The practical effect of a duration cap is significant. Legislators working under a 20-day limit face enormous pressure to resolve complex issues quickly, which can lead to less polished legislation. When the clock runs out, the session ends whether or not the legislature has finished its business. At least one state allows members to extend a session beyond the governor’s original agenda by a supermajority vote once the executive’s business has been resolved.

Per diem payments to legislators during special sessions also vary. Some states pay the same daily stipend as during regular sessions, while others have separate rates or limit the number of compensated days. These financial details may seem minor, but they can influence whether a governor faces political resistance to calling a session that might drag on.

Judicial Review of Special Sessions

Courts give enormous deference to the political branches when the validity of a special session is challenged. The typical judicial posture is that determining whether an “extraordinary occasion” exists is a political judgment, not a legal one, and judges will not substitute their own assessment of urgency for the governor’s. This principle echoes the broader political question doctrine, which holds that certain constitutional decisions belong to the elected branches rather than the courts.

That deference is not unlimited.
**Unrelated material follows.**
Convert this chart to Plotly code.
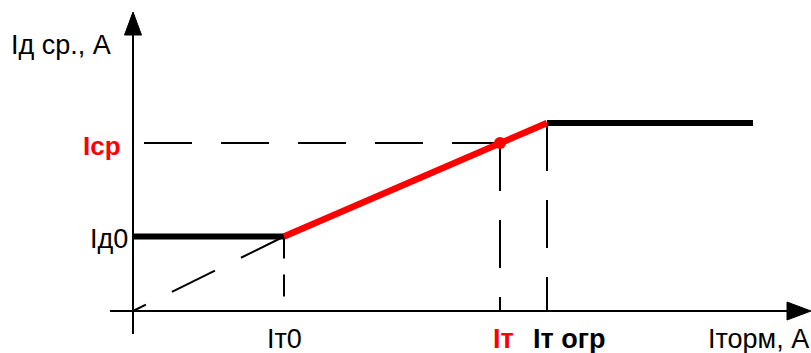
import plotly.graph_objects as go

# ---- characteristic values (schematic units) ----
I_T0 = 1.51      # Iт0 (start of slope)
I_D0 = 0.745     # Iд0 (initial pickup)
I_T = 3.67       # Iт (operating point)
I_CP = 1.68      # Iср (pickup at Iт)
I_T_OGR = 4.14   # Iт огр (end of slope)
I_OGR = 1.88     # pickup level after Iт огр
X_END = 6.20     # end of drawn characteristic

# axes extents
X_AX_MIN, X_AX_TIP = -0.23, 6.78
Y_AX_MIN, Y_AX_TIP = -0.23, 2.99
ARROW_LEN_X, ARROW_HALF_X = 0.24, 0.09
ARROW_LEN_Y, ARROW_HALF_Y = 0.23, 0.085

# labels
Y_TITLE = "Iд ср., A"
X_TITLE = "Iторм, A"
LBL_CP = "Iср"
LBL_D0 = "Iд0"
LBL_T0 = "Iт0"
LBL_T = "Iт"
LBL_TOGR = "Iт огр"

FONT = "Arial, 'Liberation Sans', sans-serif"
RED = "#FF0000"
BLACK = "#000000"

fig = go.Figure()

def line(xs, ys, color=BLACK, width=2, dash="solid"):
    fig.add_trace(go.Scatter(x=xs, y=ys, mode="lines",
                             line=dict(color=color, width=width, dash=dash),
                             hoverinfo="skip"))

# axes
line([X_AX_MIN, X_AX_TIP - ARROW_LEN_X], [0, 0], width=2)
line([0, 0], [Y_AX_MIN, Y_AX_TIP - ARROW_LEN_Y], width=2)
fig.add_trace(go.Scatter(
    x=[X_AX_TIP, X_AX_TIP - ARROW_LEN_X, X_AX_TIP - ARROW_LEN_X, X_AX_TIP],
    y=[0, ARROW_HALF_X, -ARROW_HALF_X, 0],
    mode="lines", fill="toself", fillcolor=BLACK, line=dict(color=BLACK, width=1),
    hoverinfo="skip"))
fig.add_trace(go.Scatter(
    x=[0, -ARROW_HALF_Y, ARROW_HALF_Y, 0],
    y=[Y_AX_TIP, Y_AX_TIP - ARROW_LEN_Y, Y_AX_TIP - ARROW_LEN_Y, Y_AX_TIP],
    mode="lines", fill="toself", fillcolor=BLACK, line=dict(color=BLACK, width=1),
    hoverinfo="skip"))

# dashed construction lines
DASH = "48px,29px"
line([I_T, 0], [I_CP, I_CP], dash=DASH)
line([I_T, I_T], [I_CP, 0], dash=DASH)
line([I_T_OGR, I_T_OGR], [I_OGR, 0], dash=DASH)
line([I_T0, I_T0], [I_D0, 0], dash="22px,16px")
line([I_T0, 0], [I_D0, 0], dash=DASH)

# characteristic
line([0, I_T0], [I_D0, I_D0], color=BLACK, width=6)
line([I_T_OGR, X_END], [I_OGR, I_OGR], color=BLACK, width=6)
line([I_T0, I_T_OGR], [I_D0, I_OGR], color=RED, width=6.5)
fig.add_trace(go.Scatter(x=[I_T], y=[I_CP], mode="markers",
                         marker=dict(color=RED, size=12), hoverinfo="skip"))

def text(x, y, s, color=BLACK, bold=False, xanchor="center", size=27):
    fig.add_annotation(x=x, y=y, text=f"<b>{s}</b>" if bold else s,
                       showarrow=False, xanchor=xanchor, yanchor="middle",
                       font=dict(family=FONT, size=size, color=color))

LBL_Y = -0.275
text(-1.24, 2.665, Y_TITLE, xanchor="left")
text(-0.10, I_CP - 0.025, LBL_CP, color=RED, bold=True, xanchor="right", size=26)
text(-0.03, I_D0 - 0.02, LBL_D0, xanchor="right")
text(I_T0, LBL_Y, LBL_T0)
text(I_T + 0.03, LBL_Y, LBL_T, color=RED, bold=True)
text(I_T_OGR - 0.16, LBL_Y, LBL_TOGR, bold=True, xanchor="left")
text(X_AX_TIP, LBL_Y, X_TITLE, xanchor="right")

fig.update_layout(
    width=811, height=353,
    margin=dict(l=0, r=0, t=0, b=0, pad=0),
    paper_bgcolor="white", plot_bgcolor="white",
    showlegend=False,
    xaxis=dict(visible=False, range=[-1.33, 6.78], fixedrange=True),
    yaxis=dict(visible=False, range=[-0.42, 3.11], fixedrange=True),
)

fig.write_html("out.html", config={"displayModeBar": False})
Courts will intervene on procedural grounds: Was the proclamation issued and filed correctly? Were constitutional notice requirements followed? Did the legislation actually relate to the topics in the call? These are questions judges consider justiciable because they involve interpreting constitutional text rather than evaluating policy judgments. If the procedural requirements are satisfied, courts almost universally uphold the session’s validity.

The bar for overturning legislation on substantive grounds is extremely high. A challenger would need to show that the governor’s decision to call the session was wholly irrational or that no reasonable person could have viewed the circumstances as requiring emergency action. In practice, this standard is nearly impossible to meet. Legislation carries a presumption of constitutionality, and the party attacking it bears the full burden of demonstrating otherwise.

Standing to Challenge

Not everyone can walk into court and challenge a special session. Federal standing doctrine, which most state courts follow in some form, requires a challenger to demonstrate a concrete personal injury that is traceable to the challenged action and capable of being fixed by a court ruling.7Cornell Law School. Standing Requirement Overview A generalized grievance shared by all citizens will not suffice. A taxpayer who simply objects to the session’s cost, for instance, faces a steep uphill battle on standing grounds.
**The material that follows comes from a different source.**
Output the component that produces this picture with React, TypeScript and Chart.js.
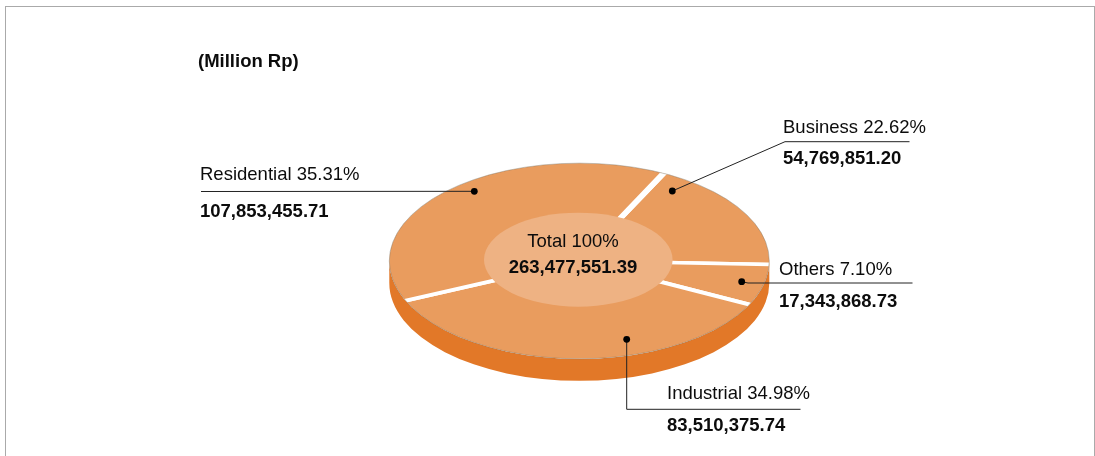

The challengers most likely to clear the standing hurdle are individuals or businesses directly regulated or burdened by legislation passed during the special session. If a new law imposes specific obligations on a particular industry, a company subject to those obligations has a concrete injury that a court can address. Organizations can also establish standing if the challenged legislation injures an interest within the zone protected by the relevant constitutional provision.7Cornell Law School. Standing Requirement Overview The standing requirement acts as a practical filter that keeps most special-session challenges confined to parties with a real stake in the outcome.

Why the Doctrine Still Matters

The extraordinary occasions doctrine sits at the intersection of executive power, legislative authority, and judicial restraint. It gives the government flexibility to respond to genuine emergencies while building in safeguards against overreach: scope limitations keep the legislature focused, duration caps prevent indefinite sessions in many states, and judicial review provides a final check on procedural regularity. The fact that roughly three-quarters of states now allow the legislature to bypass the governor entirely reflects a modern trend toward distributing emergency lawmaking power rather than concentrating it in one office. At the federal level, the power has gone unused for decades, but it remains available should circumstances ever demand it again.